Negligent Misrepresentation Count V
In Count V, the court allowed the claim for negligent misrepresentation to proceed, reasoning that the plaintiff's allegations, when liberally construed, could support a cause of action under the Restatement (Second) of Torts. The court noted that for the claim to be valid, the misrepresentations made by the defendants must have been intended to influence the plaintiff's decision-making regarding its agreement with the city. The court highlighted that the plaintiff must prove that the defendants knew the representations about the arena's construction were false or misleading and that the plaintiff relied on these representations. The court recognized that the mere existence of the arena was not sufficient for misrepresentation unless it could be shown that the defendants had made specific representations intended to induce reliance by the plaintiff. The court concluded that the plaintiff deserved the opportunity to present evidence supporting its claim of negligent misrepresentation, allowing it to explore the defendants' intent and the circumstances surrounding their representations.

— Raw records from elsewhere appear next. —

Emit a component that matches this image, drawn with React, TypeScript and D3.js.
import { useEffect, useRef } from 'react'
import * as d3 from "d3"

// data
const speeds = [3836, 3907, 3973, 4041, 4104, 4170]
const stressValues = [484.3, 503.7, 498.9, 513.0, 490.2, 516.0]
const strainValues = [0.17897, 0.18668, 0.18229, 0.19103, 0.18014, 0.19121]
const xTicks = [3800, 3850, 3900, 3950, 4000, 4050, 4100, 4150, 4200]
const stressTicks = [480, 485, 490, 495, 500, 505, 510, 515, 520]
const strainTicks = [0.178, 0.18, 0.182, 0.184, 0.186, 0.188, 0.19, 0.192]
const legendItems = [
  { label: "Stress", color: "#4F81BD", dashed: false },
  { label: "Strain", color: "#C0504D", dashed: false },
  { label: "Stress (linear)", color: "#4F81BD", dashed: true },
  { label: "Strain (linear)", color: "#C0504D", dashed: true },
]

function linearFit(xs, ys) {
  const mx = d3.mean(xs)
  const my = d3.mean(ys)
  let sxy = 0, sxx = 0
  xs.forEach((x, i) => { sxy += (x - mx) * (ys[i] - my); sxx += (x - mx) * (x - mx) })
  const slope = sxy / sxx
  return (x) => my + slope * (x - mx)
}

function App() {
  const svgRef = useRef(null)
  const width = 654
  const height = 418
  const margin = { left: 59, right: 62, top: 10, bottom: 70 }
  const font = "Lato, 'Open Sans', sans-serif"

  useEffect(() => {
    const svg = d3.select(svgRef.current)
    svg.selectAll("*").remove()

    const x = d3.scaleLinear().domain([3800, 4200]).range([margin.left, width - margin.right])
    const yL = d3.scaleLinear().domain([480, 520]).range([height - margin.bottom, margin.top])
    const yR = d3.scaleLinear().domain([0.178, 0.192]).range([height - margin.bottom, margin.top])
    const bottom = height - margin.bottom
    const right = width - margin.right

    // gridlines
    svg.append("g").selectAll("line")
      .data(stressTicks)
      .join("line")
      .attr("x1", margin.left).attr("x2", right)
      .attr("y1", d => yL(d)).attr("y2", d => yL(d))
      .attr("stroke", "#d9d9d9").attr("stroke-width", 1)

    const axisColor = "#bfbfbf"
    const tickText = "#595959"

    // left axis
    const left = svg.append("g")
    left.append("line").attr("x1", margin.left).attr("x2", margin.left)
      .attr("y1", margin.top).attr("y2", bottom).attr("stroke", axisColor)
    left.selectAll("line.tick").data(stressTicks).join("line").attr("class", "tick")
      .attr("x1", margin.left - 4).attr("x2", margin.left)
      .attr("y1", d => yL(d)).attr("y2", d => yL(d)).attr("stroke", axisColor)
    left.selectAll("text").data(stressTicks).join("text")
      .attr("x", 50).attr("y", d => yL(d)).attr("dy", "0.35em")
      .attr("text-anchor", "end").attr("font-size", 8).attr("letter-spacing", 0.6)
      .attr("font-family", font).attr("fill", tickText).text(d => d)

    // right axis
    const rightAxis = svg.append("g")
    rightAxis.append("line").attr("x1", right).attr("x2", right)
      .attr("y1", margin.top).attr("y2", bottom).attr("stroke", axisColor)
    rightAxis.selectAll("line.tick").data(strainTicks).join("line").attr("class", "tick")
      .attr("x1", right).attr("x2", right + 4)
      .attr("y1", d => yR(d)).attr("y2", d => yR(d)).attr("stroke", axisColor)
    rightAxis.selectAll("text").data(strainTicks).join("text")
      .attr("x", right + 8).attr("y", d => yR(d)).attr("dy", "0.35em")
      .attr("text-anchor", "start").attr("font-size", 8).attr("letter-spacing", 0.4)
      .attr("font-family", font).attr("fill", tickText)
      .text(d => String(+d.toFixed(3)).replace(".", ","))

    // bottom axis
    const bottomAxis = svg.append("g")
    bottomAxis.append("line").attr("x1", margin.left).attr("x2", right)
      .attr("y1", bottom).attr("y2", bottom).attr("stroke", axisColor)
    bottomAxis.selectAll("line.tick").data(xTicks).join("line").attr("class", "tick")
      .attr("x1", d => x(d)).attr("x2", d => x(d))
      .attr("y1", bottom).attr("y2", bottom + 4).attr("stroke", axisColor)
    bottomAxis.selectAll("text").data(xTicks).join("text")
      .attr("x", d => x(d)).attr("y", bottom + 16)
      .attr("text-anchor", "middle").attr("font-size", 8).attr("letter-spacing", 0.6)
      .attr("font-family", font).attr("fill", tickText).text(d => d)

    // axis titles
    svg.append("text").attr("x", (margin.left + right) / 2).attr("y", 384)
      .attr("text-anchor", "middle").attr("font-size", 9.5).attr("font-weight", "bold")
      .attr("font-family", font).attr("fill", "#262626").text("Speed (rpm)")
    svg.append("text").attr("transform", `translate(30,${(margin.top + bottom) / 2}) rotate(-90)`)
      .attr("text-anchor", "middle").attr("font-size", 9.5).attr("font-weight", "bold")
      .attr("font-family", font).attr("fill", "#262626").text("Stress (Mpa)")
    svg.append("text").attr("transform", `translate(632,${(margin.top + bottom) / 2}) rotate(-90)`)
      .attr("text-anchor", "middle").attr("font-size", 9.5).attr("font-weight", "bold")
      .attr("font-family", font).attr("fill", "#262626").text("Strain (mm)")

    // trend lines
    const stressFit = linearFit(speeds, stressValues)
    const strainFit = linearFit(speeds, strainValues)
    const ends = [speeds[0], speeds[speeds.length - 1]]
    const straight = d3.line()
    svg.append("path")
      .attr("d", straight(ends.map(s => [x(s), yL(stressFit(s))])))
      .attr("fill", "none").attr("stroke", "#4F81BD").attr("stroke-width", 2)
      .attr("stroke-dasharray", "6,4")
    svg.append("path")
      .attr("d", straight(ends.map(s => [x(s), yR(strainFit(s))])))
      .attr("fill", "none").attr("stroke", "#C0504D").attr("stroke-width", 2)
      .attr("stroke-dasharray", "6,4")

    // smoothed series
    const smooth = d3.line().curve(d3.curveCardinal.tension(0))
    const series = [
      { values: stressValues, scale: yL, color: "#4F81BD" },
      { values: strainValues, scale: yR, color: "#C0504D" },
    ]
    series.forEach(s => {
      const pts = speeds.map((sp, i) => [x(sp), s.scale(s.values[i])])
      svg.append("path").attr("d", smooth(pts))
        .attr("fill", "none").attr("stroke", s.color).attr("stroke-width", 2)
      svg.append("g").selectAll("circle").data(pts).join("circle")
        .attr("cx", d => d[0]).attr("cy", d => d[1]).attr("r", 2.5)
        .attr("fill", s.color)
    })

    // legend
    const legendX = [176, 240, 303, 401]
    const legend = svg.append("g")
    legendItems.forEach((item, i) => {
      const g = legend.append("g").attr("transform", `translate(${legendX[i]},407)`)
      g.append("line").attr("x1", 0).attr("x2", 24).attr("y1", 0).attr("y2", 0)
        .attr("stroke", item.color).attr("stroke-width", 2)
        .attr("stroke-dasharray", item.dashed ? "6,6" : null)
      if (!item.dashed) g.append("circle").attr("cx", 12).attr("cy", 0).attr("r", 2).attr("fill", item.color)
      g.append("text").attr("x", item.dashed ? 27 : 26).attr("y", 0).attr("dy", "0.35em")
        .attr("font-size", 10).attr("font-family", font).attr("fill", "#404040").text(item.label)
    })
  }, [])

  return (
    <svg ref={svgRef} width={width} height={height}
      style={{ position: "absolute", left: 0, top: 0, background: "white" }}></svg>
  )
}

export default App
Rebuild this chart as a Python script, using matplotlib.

Third-Party Beneficiary Count IX
The court addressed Count IX, where the plaintiff claimed to be a third-party beneficiary of the contracts between the non-city defendants and the city. The court explained that a third-party beneficiary is someone who benefits from a contract but is not a party to it, and such parties can only recover if the contract was intended for their benefit. The court found that the plaintiff's allegations regarding being a specially intended beneficiary of the contracts were marginal but not entirely without merit. While the court acknowledged that the plaintiff did not provide the contracts to support its claims, it maintained that the intention behind the contracts could be inferred from the surrounding circumstances and the allegations made. The court emphasized that it was possible for the plaintiff to prove that the contracts included specific provisions benefiting it, which could allow for recovery. Ultimately, the court determined that the plaintiff should be permitted to present evidence in support of its claims as a third-party beneficiary, leaving the determination of intent to the trial court.
Nondelegable Duty Count X
In Count X, the court dismissed the claim based on the assertion of a nondelegable duty owed by the non-city defendants to the plaintiff. The court clarified that the nondelegable duty typically applies to owners and occupants of a property regarding the safety of business invitees. However, the court found no precedent for extending such a duty to architects, contractors, and suppliers who were not in possession of the premises and could not maintain its safety. The court noted that since the defendants did not have the opportunity to inspect or maintain the building, they could not be held liable under the nondelegable duty theory. The court concluded that the plaintiff failed to establish a cause of action against the defendants based on this theory, affirming the dismissal of Count X due to the absence of a legal obligation that would require the defendants to ensure the safety of the premises for business invitees.